▶ Source data:
----------------------------------------

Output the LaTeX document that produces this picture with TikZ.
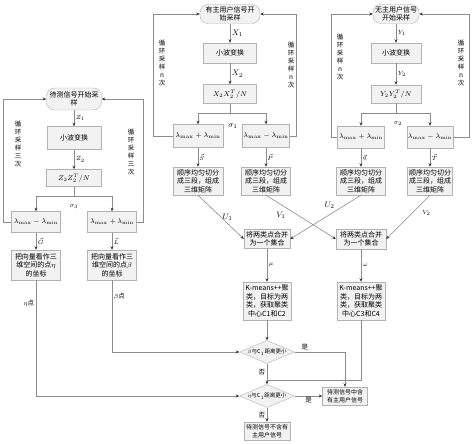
\documentclass[tikz,border=0pt]{standalone}
\usepackage{fontspec}
\newfontfamily\cjk{Noto Sans CJK SC}
\usetikzlibrary{shapes.geometric,arrows.meta}

\tikzset{
  box/.style={draw=black!30, fill=black!5, align=center, inner sep=1pt,
    font=\cjk\fontsize{7}{8.5}\selectfont},
  startbox/.style={box, rounded corners=8pt},
  sz/.style 2 args={minimum width=#1pt, minimum height=#2pt},
  big/.style={font=\cjk\fontsize{7.5}{9}\selectfont},
  small/.style={font=\cjk\fontsize{6}{7.5}\selectfont},
  decision/.style={diamond, draw=black!30, fill=black!5, inner sep=0pt,
    minimum width=55pt, minimum height=23pt, font=\cjk\fontsize{5.5}{6}\selectfont},
  link/.style={draw=black!45, line width=0.6pt},
  flow/.style={link, -{Stealth[length=3.5pt,width=3pt,color=black!80]}},
  lbl/.style={font=\cjk\fontsize{6.5}{8}\selectfont, inner sep=1.5pt},
  biglbl/.style={lbl, font=\cjk\fontsize{8.5}{9}\selectfont},
  vtext/.style={lbl, align=center},
}

\begin{document}
\begin{tikzpicture}[x=1pt,y=-1pt]
    \path[use as bounding box] (0,0) rectangle (474,444);

    % Unknown signal
    \node[startbox, sz={55}{22}] (s0) at (74,99) {待测信号开始采\\样};
    \node[box, sz={54}{23}] (w0) at (74,138) {小波变换};
    \node[box, sz={55}{17}] (c0) at (74,178) {$Z_2Z_2^T/N$};
    \node[box, sz={49}{21}] (a0) at (36,222) {$\lambda_{\max}-\lambda_{\min}$};
    \node[box, sz={49}{21}] (b0) at (112,222) {$\lambda_{\max}+\lambda_{\min}$};
    \node[box, sz={49}{30}] (g0) at (36,265) {把向量看作三\\维空间的点$\eta$\\的坐标};
    \node[box, sz={49}{30}] (h0) at (112,265) {把向量看作三\\维空间的点$\beta$\\的坐标};
    \node[lbl] (sig3) at (74,207) {$\sigma_3$};

    % Primary user present
    \node[startbox, sz={60}{19}] (s1) at (230,14) {有主用户信号开\\始采样};
    \node[box, sz={53}{20}] (w1) at (230,53) {小波变换};
    \node[box, big, sz={53}{19}] (c1) at (230,94) {$X_2X_2^T/N$};
    \node[box, big, sz={50}{23}] (a1) at (198,136) {$\lambda_{\max}+\lambda_{\min}$};
    \node[box, big, sz={46}{23}] (b1) at (266,136) {$\lambda_{\max}-\lambda_{\min}$};
    \node[box, sz={50}{28}] (d1) at (198,181) {顺序均匀切分\\成三段，组成\\三维矩阵};
    \node[box, sz={49}{28}] (e1) at (266,181) {顺序均匀切分\\成三段，组成\\三维矩阵};
    \node[biglbl] (sig1) at (233,126) {$\sigma_1$};

    % Primary user absent
    \node[startbox, sz={46}{19}] (s2) at (396,14) {无主用户信号\\开始采样};
    \node[box, sz={50}{20}] (w2) at (396,53) {小波变换};
    \node[box, sz={50}{18}] (c2) at (396,94) {$Y_2Y_2^T/N$};
    \node[box, sz={47}{22}] (a2) at (361,137) {$\lambda_{\max}+\lambda_{\min}$};
    \node[box, sz={46}{22}] (b2) at (430,137) {$\lambda_{\max}-\lambda_{\min}$};
    \node[box, sz={49}{28}] (d2) at (361,181) {顺序均匀切分\\成三段，组成\\三维矩阵};
    \node[box, sz={45}{28}] (e2) at (430,181) {顺序均匀切分\\成三段，组成\\三维矩阵};
    \node[lbl] (sig2) at (398,124) {$\sigma_2$};

    % Loop labels
    \foreach \x/\y/\t [count=\i] in {18/144/三, 131/152/三, 162/63/n,
                                      291/65/n, 340/57/n, 461/63/n}
      \node[vtext] (cyc\i) at (\x,\y) {循\\环\\采\\样\\\t\\次};

    % Merge and clustering
    \node[box, sz={46}{19}] (m1) at (267,239) {将两类点合并\\为一个集合};
    \node[box, sz={50}{20}] (m2) at (361,239) {将两类点合并\\为一个集合};
    \node[box, sz={48}{38}] (k1) at (267,301) {K-means++聚\\类，目标为两\\类，获取聚类\\中心C1和C2};
    \node[box, sz={48}{38}] (k2) at (361,301) {K-means++聚\\类，目标为两\\类，获取聚类\\中心C3和C4};

    % Decisions
    \node[decision] (q1) at (267,352) {\makebox[0pt]{$\beta$与C$_1$距离更小}};
    \node[decision] (q2) at (267,396) {\makebox[0pt]{$\eta$与C$_1$距离更小}};
    \node[box, small, sz={45}{18}] (yes) at (345,396) {待测信号中含\\有主用户信号};
    \node[box, small, sz={46}{18}] (no) at (267,431) {待测信号不含有\\主用户信号};
    \coordinate (j) at (267,380);

    % Connectors, left
    \coordinate (f0) at (74,196);
    \draw[flow] (s0) -- node[right,lbl]{$Z_1$} (w0);
    \draw[flow] (w0) -- node[right,lbl]{$Z_2$} (c0);
    \draw[link] (c0) -- (f0);
    \draw[flow] (f0) -| (a0);
    \draw[flow] (f0) -| (b0);
    \draw[flow] (a0.west) -- ++(-8.5,0) |- (s0.west);
    \draw[flow] (b0.east) -- ++(6.5,0) |- (s0.east);
    \draw[flow] (a0) -- node[right,lbl]{$\vec{G}$} (g0);
    \draw[flow] (b0) -- node[right,lbl]{$\vec{L}$} (h0);
    \draw[flow] (g0) |- node[pos=0.1,left,lbl]{$\eta$点} (q2.west);
    \draw[flow] (h0) |- node[pos=0.11,right,lbl]{$\beta$点} (q1.west);

    % Connectors, middle
    \coordinate (f1) at (230,113);
    \draw[flow] (s1) -- node[right,biglbl]{$X_1$} (w1);
    \draw[flow] (w1) -- node[right,biglbl]{$X_2$} (c1);
    \draw[link] (c1) -- (f1);
    \draw[flow] (f1) -| (a1);
    \draw[flow] (f1) -| (b1);
    \draw[flow] (a1.west) -- ++(-20,0) |- (s1.west);
    \draw[flow] (b1.east) -- ++(6,0) |- (s1.east);
    \draw[flow] (a1) -- node[right,lbl,inner sep=1pt]{$\vec{S}$} (d1);
    \draw[flow] (b1) -- node[right,lbl,inner sep=1pt]{$\vec{P}$} (e1);

    % Connectors, right
    \coordinate (f2) at (396,113);
    \draw[flow] (s2) -- node[right,lbl]{$Y_1$} (w2);
    \draw[flow] (w2) -- node[right,lbl]{$Y_2$} (c2);
    \draw[link] (c2) -- (f2);
    \draw[flow] (f2) -| (a2);
    \draw[flow] (f2) -| (b2);
    \draw[flow] (a2.west) -- ++(-6.5,0) |- (s2.west);
    \draw[flow] (b2.east) -- ++(16,0) |- (s2.east);
    \draw[flow] (a2) -- node[right,lbl]{$\vec{q}$} (d2);
    \draw[flow] (b2) -- node[right,lbl]{$\vec{T}$} (e2);

    % Crossing
    \draw[flow] (d1.south) -- node[midway,right,biglbl]{$U_1$} (m1.west);
    \draw[flow] (e1.south) -- node[pos=0.45,left=10pt,biglbl]{$V_1$} (m2.west);
    \draw[flow] (d2.south) -- node[pos=0.35,above left,biglbl]{$U_2$} (m1.east);
    \draw[flow] (e2.south) -- node[pos=0.4,right=8pt,lbl]{$V_2$} (m2.east);
    \draw[flow] (m1) -- node[right,lbl]{$\mu$} (k1);
    \draw[flow] (m2) -- node[right,lbl]{$\omega$} (k2);

    % Bottom
    \draw[flow] (k1) -- (q1);
    \draw[link] (q1) -- node[left,lbl]{否} (j);
    \draw[link] (k2) |- (j);
    \draw[flow] (j) -- (q2);
    \draw[flow] (q1.east) -| node[pos=0.1,above,lbl]{是} (yes);
    \draw[flow] (q2) -- node[below,lbl]{是} (yes);
    \draw[flow] (q2) -- node[left,lbl]{否} (no);
\end{tikzpicture}
\end{document}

----------------------------------------

▶ Work to complete: Could the lines from the top of the material through the line with "(0,0) rectangle (474,444);" be repeated exactly, pictures left out?

▶ Exercise output:
Output the LaTeX document that produces this picture with TikZ.
\documentclass[tikz,border=0pt]{standalone}
\usepackage{fontspec}
\newfontfamily\cjk{Noto Sans CJK SC}
\usetikzlibrary{shapes.geometric,arrows.meta}

\tikzset{
  box/.style={draw=black!30, fill=black!5, align=center, inner sep=1pt,
    font=\cjk\fontsize{7}{8.5}\selectfont},
  startbox/.style={box, rounded corners=8pt},
  sz/.style 2 args={minimum width=#1pt, minimum height=#2pt},
  big/.style={font=\cjk\fontsize{7.5}{9}\selectfont},
  small/.style={font=\cjk\fontsize{6}{7.5}\selectfont},
  decision/.style={diamond, draw=black!30, fill=black!5, inner sep=0pt,
    minimum width=55pt, minimum height=23pt, font=\cjk\fontsize{5.5}{6}\selectfont},
  link/.style={draw=black!45, line width=0.6pt},
  flow/.style={link, -{Stealth[length=3.5pt,width=3pt,color=black!80]}},
  lbl/.style={font=\cjk\fontsize{6.5}{8}\selectfont, inner sep=1.5pt},
  biglbl/.style={lbl, font=\cjk\fontsize{8.5}{9}\selectfont},
  vtext/.style={lbl, align=center},
}

\begin{document}
\begin{tikzpicture}[x=1pt,y=-1pt]
    \path[use as bounding box] (0,0) rectangle (474,444);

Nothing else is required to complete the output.